CONCEPT Cited by 1 source
Surface-specific calibration¶
Definition¶
Surface-specific calibration is the use of separate calibration layers for each traffic segment (product surface, view type, user segment, country, device class) in a unified CTR prediction / ranking model, rather than a single shared calibration head over the combined distribution.
The underlying problem: a shared calibration layer implicitly mixes traffic distributions across segments — it's trained on the joint distribution of all surfaces' traffic and systematically mis-calibrates each individual sub-distribution. Different surfaces have different base CTRs, different feature availability, different user-intent priors; a single logistic/isotonic calibration head cannot accurately map logits to empirical rates across all of them simultaneously.
Architectural shape¶
[ unified model trunk + surface-specific tower trees ]
│
┌─────────────────┼─────────────────┐
▼ ▼ ▼
HF logits SR logits RP logits
│ │ │
HF calibration SR calibration RP calibration
│ │ │
HF CTR SR CTR RP CTR
Each surface's logits flow through a view-type-specific calibration layer (Platt scaling, isotonic regression, or a learned calibration head) trained on that surface's traffic distribution. The shared trunk provides representation; the surface-specific calibration ensures the final probabilities are correctly calibrated within each surface's distribution.
Canonical wiki instance¶
Pinterest's unified ads engagement model uses surface-specific calibration between Home Feed and Search traffic (Source: sources/2026-03-03-pinterest-unifying-ads-engagement-modeling-across-pinterest-surfaces):
"Since the unified model serves both HF and SR traffic, calibration is critical for CTR prediction. We found that a single global calibration layer could be suboptimal because it implicitly mixes traffic distributions across surfaces. To address this, we introduced a view type specific calibration layer, which calibrates HF and SR traffic separately. Online experiments showed this approach improved performance compared to the original shared calibration."
The architectural move: the trunk can be shared, but the calibration must be split. This is the refinement that lets Pinterest's unified model keep the benefits of shared representation while avoiding the cross-surface miscalibration tax.
Why surface-specific calibration beats shared calibration¶
- Base-rate differences. Home Feed and Search have different base CTRs because of different user intent (browsing vs searching). A shared calibration layer averages these and mis-calibrates both.
- Feature availability differences. Each surface exposes different features (Search has query tokens, HF doesn't; RP has context-Pin embedding). The mapping from logit to calibrated probability should reflect what information is actually in the features for that surface.
- Distributional drift between surfaces is not time-varying drift.
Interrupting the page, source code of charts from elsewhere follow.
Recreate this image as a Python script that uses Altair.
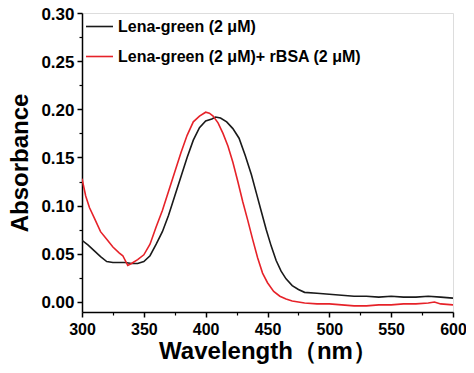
import altair as alt
import pandas as pd

series_names = ["Lena-green (2 μM)", "Lena-green (2 μM)+ rBSA (2 μM)"]
series_colors = ["#1a1a1a", "#e62229"]

wl_black = [300, 305, 310, 315, 320, 325, 330, 335, 340, 345, 350, 355, 360, 365, 370, 375, 380, 385,
            390, 395, 400, 405, 408, 412, 417, 422, 427, 432, 437, 441, 445, 449, 453, 457, 461, 465,
            470, 475, 480, 490, 500, 510, 520, 530, 540, 550, 560, 570, 580, 590, 600]
abs_black = [0.064, 0.059, 0.053, 0.047, 0.042, 0.041, 0.041, 0.041, 0.040, 0.040, 0.042, 0.048, 0.060,
             0.073, 0.090, 0.110, 0.130, 0.150, 0.168, 0.181, 0.188, 0.190, 0.192, 0.191, 0.187, 0.180,
             0.170, 0.152, 0.132, 0.113, 0.094, 0.075, 0.058, 0.043, 0.032, 0.024, 0.017, 0.013, 0.010,
             0.009, 0.008, 0.007, 0.006, 0.006, 0.005, 0.006, 0.005, 0.005, 0.006, 0.005, 0.004]

wl_red = [300, 303, 306, 310, 315, 320, 325, 330, 333, 337, 340, 345, 350, 355, 360, 365, 370, 375,
          380, 385, 390, 395, 400, 403, 406, 410, 414, 418, 422, 426, 430, 434, 438, 442, 446, 450,
          455, 460, 465, 470, 480, 490, 500, 510, 520, 530, 540, 550, 560, 570, 580, 585, 590, 600]
abs_red = [0.128, 0.110, 0.098, 0.087, 0.073, 0.065, 0.057, 0.051, 0.048, 0.038, 0.040, 0.044, 0.049,
           0.060, 0.078, 0.095, 0.115, 0.135, 0.155, 0.173, 0.187, 0.193, 0.197, 0.196, 0.193, 0.186,
           0.175, 0.162, 0.145, 0.125, 0.104, 0.085, 0.065, 0.046, 0.030, 0.020, 0.011, 0.006, 0.003,
           0.001, -0.001, -0.002, -0.002, -0.003, -0.004, -0.004, -0.003, -0.003, -0.002, -0.002,
           -0.001, 0.000, -0.002, -0.003]

x_major = [300, 350, 400, 450, 500, 550, 600]
x_minor = [325, 375, 425, 475, 525, 575]
y_major = [0.0, 0.05, 0.10, 0.15, 0.20, 0.25, 0.30]
y_minor = [0.025, 0.075, 0.125, 0.175, 0.225, 0.275]

df = pd.concat([
    pd.DataFrame({"wl": wl_black, "abs": abs_black, "series": series_names[0], "order": range(len(wl_black))}),
    pd.DataFrame({"wl": wl_red, "abs": abs_red, "series": series_names[1], "order": range(len(wl_red))}),
])

FONT = "Liberation Sans"
xscale = alt.Scale(domain=[300, 600], nice=False, zero=False)
yscale = alt.Scale(domain=[-0.0104, 0.30], nice=False, zero=False)

main = alt.Chart(df).mark_line(strokeWidth=1.6, clip=True).encode(
    x=alt.X("wl:Q", scale=xscale, axis=alt.Axis(
        values=x_major, title="Wavelength（nm）", orient="bottom", grid=False,
        labelFont=FONT, labelFontSize=16, labelFontWeight="bold", labelColor="black",
        titleFont=FONT, titleFontSize=24, titleFontWeight="bold", titleColor="black",
        tickSize=5, tickColor="black", tickWidth=1.5, domainColor="black", domainWidth=1.5,
        labelPadding=4, titlePadding=2, labelFlush=False)),
    y=alt.Y("abs:Q", scale=yscale, axis=alt.Axis(
        values=y_major, format=".2f", title="Absorbance", orient="left", grid=False,
        labelFont=FONT, labelFontSize=17, labelFontWeight="bold", labelColor="black",
        titleFont=FONT, titleFontSize=24, titleFontWeight="bold", titleColor="black",
        tickSize=5, tickColor="black", tickWidth=1.5, domainColor="black", domainWidth=1.5,
        labelPadding=3, titlePadding=8, labelFlush=False, labelOffset=1)),
    color=alt.Color("series:N", scale=alt.Scale(domain=series_names, range=series_colors),
                    legend=alt.Legend(title=None, orient="none", legendX=3, legendY=-1,
                                      symbolType="stroke", symbolSize=729, symbolStrokeWidth=1.6,
                                      labelFont=FONT, labelFontSize=16, labelFontWeight="bold",
                                      labelColor="black", rowPadding=7, labelOffset=4,
                                      labelLimit=400, padding=0)),
    order="order:Q",
)

minor = alt.Chart(pd.DataFrame({"wl": x_minor, "abs": y_minor})).mark_point(opacity=0).encode(
    x=alt.X("wl:Q", scale=xscale, axis=alt.Axis(
        values=x_minor, labels=False, title=None, orient="bottom", grid=False, domain=False,
        tickSize=3, tickColor="black", tickWidth=1.2)),
    y=alt.Y("abs:Q", scale=yscale, axis=alt.Axis(
        values=y_minor, labels=False, title=None, orient="left", grid=False, domain=False,
        tickSize=3, tickColor="black", tickWidth=1.2)),
)

chart = alt.layer(minor, main).resolve_axis(x="independent", y="independent").properties(
    width=371, height=299,
    autosize=alt.AutoSizeParams(type="none"),
    padding={"left": 74, "top": 5, "right": 13, "bottom": 53},
).configure_view(stroke="black", strokeWidth=1.5).configure(background="white")

chart.save("out.html", embed_options={"renderer": "svg", "actions": False})
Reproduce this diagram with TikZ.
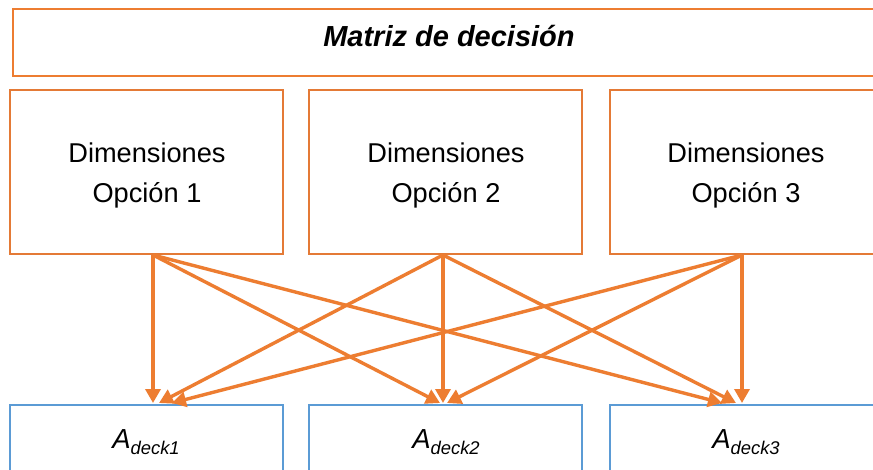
\documentclass[tikz,border=0pt]{standalone}
\usepackage{fontspec}
\setmainfont{Liberation Sans}
\usetikzlibrary{arrows.meta}
\definecolor{orng}{HTML}{ED7D31}
\definecolor{orngb}{HTML}{E47A36}
\definecolor{blu}{HTML}{5B9BD5}
\begin{document}
\begin{tikzpicture}[x=1pt,y=-1pt,
  box/.style={rectangle, line width=2pt, inner sep=0pt, outer sep=0pt},
  topbox/.style={box, draw=orng, minimum width=872pt, minimum height=67pt},
  dimbox/.style={box, draw=orngb, minimum width=273pt, minimum height=164pt},
  deckbox/.style={box, draw=blu, minimum width=273pt, minimum height=100pt},
  txt/.style={anchor=base, inner sep=0pt, font=\fontsize{27.2}{32}\selectfont},
  ttl/.style={anchor=base, inner sep=0pt, font=\fontsize{29}{34}\selectfont\bfseries\itshape},
  dtxt/.style={anchor=base, inner sep=0pt, font=\fontsize{27.5}{32}\selectfont\itshape},
  arr/.style={draw=orng, line width=3.4pt, -{Triangle[length=14pt,width=15pt]}}
]
\clip (0,0) rectangle (873,470);
\fill[white] (0,0) rectangle (873,470);
% boxes
\node[topbox] (top) at (449,42.5) {};
\node[dimbox] (d1) at (146.5,172) {};
\node[dimbox] (d2) at (445.5,172) {};
\node[dimbox] (d3) at (746.5,172) {};
\node[deckbox] (k1) at (146.5,455) {};
\node[deckbox] (k2) at (445.5,455) {};
\node[deckbox] (k3) at (746.5,455) {};
% texts
\node[ttl] (title) at (449,47) {Matriz de decisión};
\node[txt] (d1a) at (147,163) {Dimensiones};
\node[txt] (d1b) at (147,203) {Opción 1};
\node[txt] (d2a) at (446,163) {Dimensiones};
\node[txt] (d2b) at (446,203) {Opción 2};
\node[txt] (d3a) at (746,163) {Dimensiones};
\node[txt] (d3b) at (746,203) {Opción 3};
\node[dtxt] (k1t) at (146,448) {A\raisebox{-6pt}{\fontsize{18.4}{20}\selectfont deck1}};
\node[dtxt] (k2t) at (446,448) {A\raisebox{-6pt}{\fontsize{18.4}{20}\selectfont deck2}};
\node[dtxt] (k3t) at (746,448) {A\raisebox{-6pt}{\fontsize{18.4}{20}\selectfont deck3}};
% connector end points
\coordinate (s1) at (153,255);
\coordinate (s2) at (443,255);
\coordinate (s3) at (742,255);
\coordinate (e11) at (153,403);
\coordinate (e21) at (159,403);
\coordinate (e31) at (172,403);
\coordinate (e12) at (440,403);
\coordinate (e22) at (443,403);
\coordinate (e32) at (447,403);
\coordinate (e13) at (722,403);
\coordinate (e23) at (736,403);
\coordinate (e33) at (742,403);
% arrows
\draw[arr] (s1) -- (e11);
\draw[arr] (s1) -- (e12);
\draw[arr] (s1) -- (e13);
\draw[arr] (s2) -- (e21);
\draw[arr] (s2) -- (e22);
\draw[arr] (s2) -- (e23);
\draw[arr] (s3) -- (e31);
\draw[arr] (s3) -- (e32);
\draw[arr] (s3) -- (e33);
\end{tikzpicture}
\end{document}
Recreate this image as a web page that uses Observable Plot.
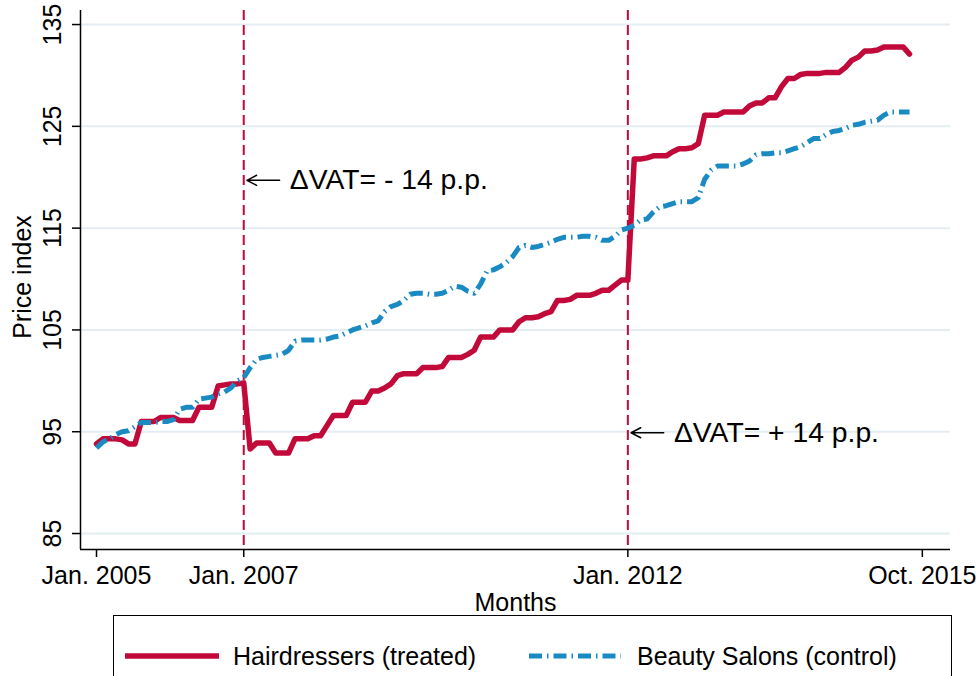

A single calibration head trained continuously will track time drift but can't decompose time vs surface simultaneously without explicit segmentation.
Generalisations¶
The pattern applies beyond surfaces:
- Per-user-segment calibration — separate calibrations for new users vs long-tenured users.
- Per-device calibration — separate calibrations for iOS vs Android vs web.
- Per-country calibration — separate calibrations for high-ARPU vs emerging markets.
- Per-ad-format calibration — separate calibrations for image ads vs video ads vs carousels.
Any time a unified model serves heterogeneous traffic distributions, per-segment calibration is a narrow architectural refinement with measurable online wins.
Caveats¶
- Pinterest's specific calibration head architecture not disclosed — whether it's Platt scaling, isotonic, or a learned small MLP is not stated.
- Improvement magnitude not disclosed. "Online experiments showed this approach improved performance" — directional only.
- Cost of surface-specific calibration is not discussed — training multiple calibration heads adds minor training overhead; serving cost is essentially zero (one extra sigmoid/regression per request).
- Distinct from surface-specific tower trees — calibration is the last layer; tower trees are the feature-transformation subnetworks above the calibration head.
Seen in¶
- 2026-03-03 Pinterest — Unifying Ads Engagement Modeling (sources/2026-03-03-pinterest-unifying-ads-engagement-modeling-across-pinterest-surfaces) — canonical wiki instance: view-type-specific calibration layer separating HF from SR traffic in a unified CTR model, with explicit online-experiment validation.